Die Wackler verfestigen den Eindruck: Sommer ist nicht der Stabilitätsfaktor, der er gerade in der aktuellen Situation sein müsste. "Yann Sommer hat nicht ansatzweise die Klasse Neuers als Torwart", urteilte der "kicker" hart. Das mag übertrieben sein, weil niemand sagen kann, ob die Bayern mit Neuer nicht genauso in Schwierigkeiten steckten. Dass Sommer besser spielen und Siege mit seinen Paraden festhalten kann, hat er bei den Bayern bewiesen, aber was zählt das, wenn der negative Eindruck überwiegt?

Man darf davon ausgehen, dass sich Sommer sein Engagement beim FC Bayern München ganz anders vorgestellt hat. Er wollte Deutscher Meister werden (kann er ja noch), den Pokal gewinnen und vielleicht sogar die Champions League. Der Wechsel im Januar schien sinnvoll zu sein. Der Schweizer Nationalkeeper, einer der besten der Bundesliga und begehrt auf dem internationalen Transfermarkt, hatte besonders in den Spielen gegen die Bayern herausragende Leistungen auf der Linie gezeigt.

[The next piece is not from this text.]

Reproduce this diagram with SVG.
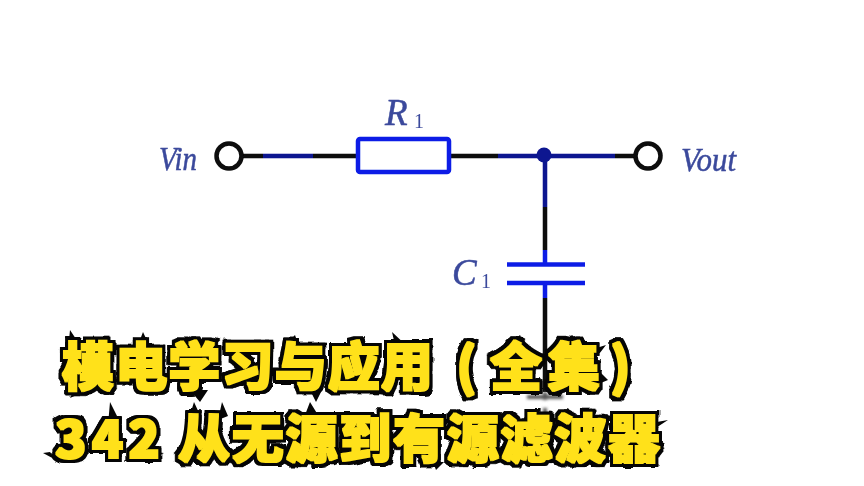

Seine Reflexe gehören zu den schnellsten, die es gibt.

Stattdessen ist er in einem Albtraum aufgewacht. Trainer Julian Nagelsmann, der den Transfer unterstützte, wurde in einer Hauruck-Aktion gefeuert, die Mannschaft verspielte zwei der drei Titel und verlor die Tabellenführung an Borussia Dortmund. Der Vorstandsvorsitzende Oliver Kahn und Sportvorstand Hasan Salihamidzic stehen im Kreuzfeuer der Kritik, der komplette Verein scheint zu taumeln. Der neue Trainer Thomas Tuchel ist ratlos und in den Medien wird darüber spekuliert, ob nicht lieber wieder Ersatztorwart Sven Ulreich ins Tor zurückkehren sollte. Sommers Vertrag läuft bis 2025. Ob er den Wechsel bereut, ist nicht bekannt. Geäußert hat er sich zu der Frage nicht.